Many see the Eucharist, the meal of sharing that body of Jesus, as that from which we gain nourishment, food for the journey of faith. For some, to receive the bread and wine is to receive Jesus himself. For others, it is to draw near to a memory, yet for others it is to enter a mystery and partake in the same final supper that the disciples partook in with Jesus two millennia ago, to be mystically present in it as Christ is present in us. Beyond this, though, the Eucharist has the power to shape us not only internally but in our relationships with others. In other words, the Eucharist is a gift that we receive that fits us better to be a force of good for the world.


For the early church, meals mattered, both for the predominantly Jewish church in Jerusalem and in the church which spread across the gentile world through Paul’s missionary activity. They mattered in a world shaped by Roman and Greek culture and politics because sacrificial meals were key in imperial cult and city celebrations serving as an embodiment of the dominant social order. Public meals were occasions for careful observance of social rank, at which slaves were required to stand in silence, and poorer quality food and drink was served to guests of lower rank.

The New Testament writer, Paul, was concerned not only that the record of the last supper be passed down but that the sharing of such meals in Christ’s name be fitting for the gathered church community.
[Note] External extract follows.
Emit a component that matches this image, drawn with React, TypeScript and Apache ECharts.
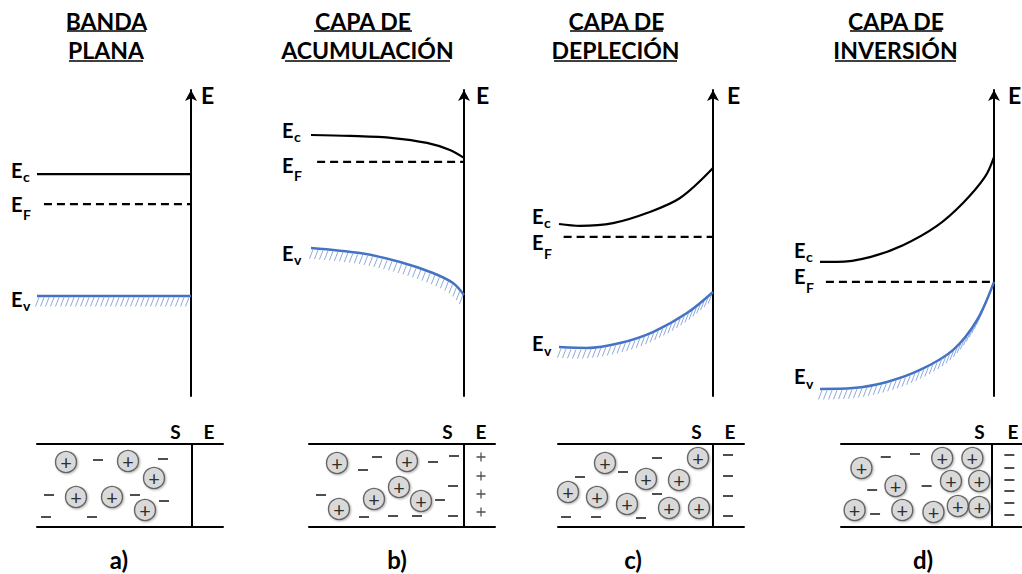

In his first letter to the church in Corinth, he challenged the alleged practice that some were eating whilst others were hungry (1 Cor. 11:20-22), going on to encourage the church’s members to ‘wait for one another’ so as to eat together (1 Cor. 11:33-34), thus subverting the established Greco-Roman hierarchy of subordination to supposed superiors. We also learn in Paul’s Corinthian letters that for Gentiles members in the church, the challenge was whether or not to continue to eat food that had been offered to idols. For Paul, theologically, there was little reason for Jewish members to be concerned – who would not be permitted to eat the sacrificial meat of the gentile temples – arguing that ‘we know that no idol in the world really exists’ (1 Cor. 8:4). Yet, for the sake of the whole body, the Corinthians, Paul argues, should abstain from the practice of eating food offered to idols so that others are not ‘tripped up in their faith‘ (1 Cor. 8:9).
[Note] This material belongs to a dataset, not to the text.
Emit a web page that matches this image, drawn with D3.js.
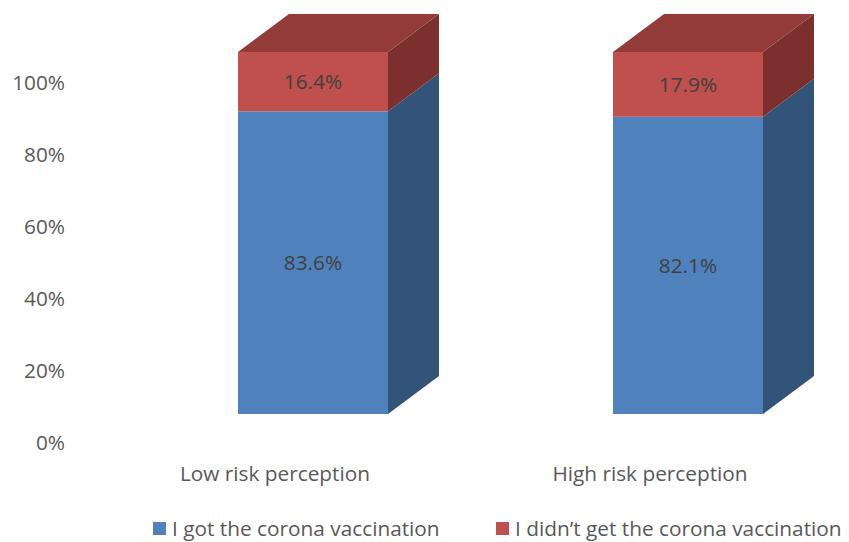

What informs these instructions to the early church that seek to put others first in the sharing of a common meal is knowing who it is that sits at the head of the table of fellowship. In the Roman world, the head of every social gathering and the place of greatest honor would go to whomever represented the ultimate head of Roman society, the emperor Caesar. Indeed, tributes to Caesar were visible all over the cities of the empire, in the form of shrines, temples, festivals and athletic games; he was the power above whom no power could be uttered socially and politically. Caesar was Lord, the ‘Son of a God’, through whom the ‘Pax Romana’, the peace of Rome was spread across the earth by conquest and governance.
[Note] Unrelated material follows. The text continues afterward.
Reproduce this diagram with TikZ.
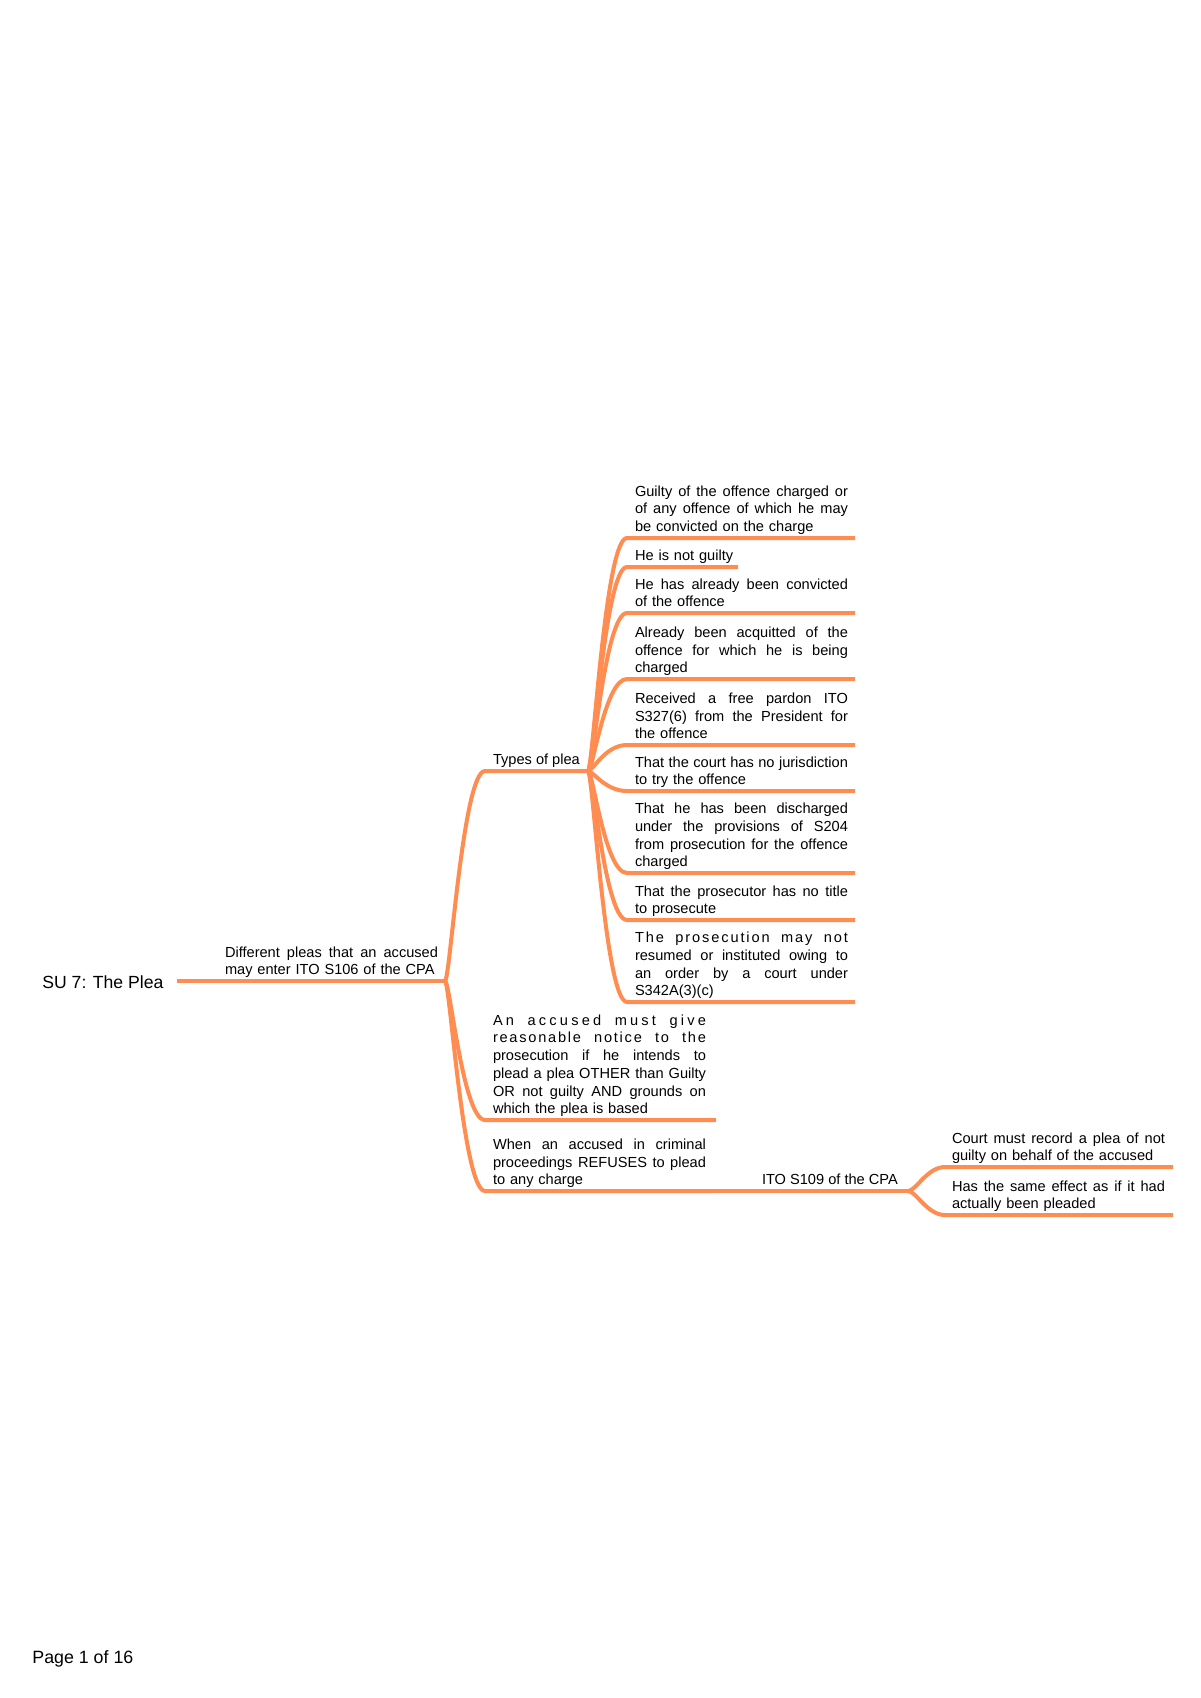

Knowing this, that for the early church it is not Caesar who sits at the head of the table but Christ is an indicator at how counter-cultural this table fellowship, this common Eucharist was. It represented not only a fellowship where people might take their turn to eat in consideration of others, but an entirely new image of society constituted not in the hierarchy of political power, but in the radical equality of being the body of Christ. To be in communion around that table was to be as the Lord who serves his disciples, who washes their feet, and who suffers and dies for their sakes.


‘Become what you see, receive who you are’, says Augustine. Every time we gather around a table of fellowship where all of us are equals, where each of us serves the other, where every one of us is gifted the opportunity to be seen for God’s own children, we proclaim the Lordship of the Christ whose headship of our table is at the place of the servant. And as we do, wafer by wafer, sip of wine by sip of wine, we lay ourselves open to be changed by that servant king who is making all things new, even you and I.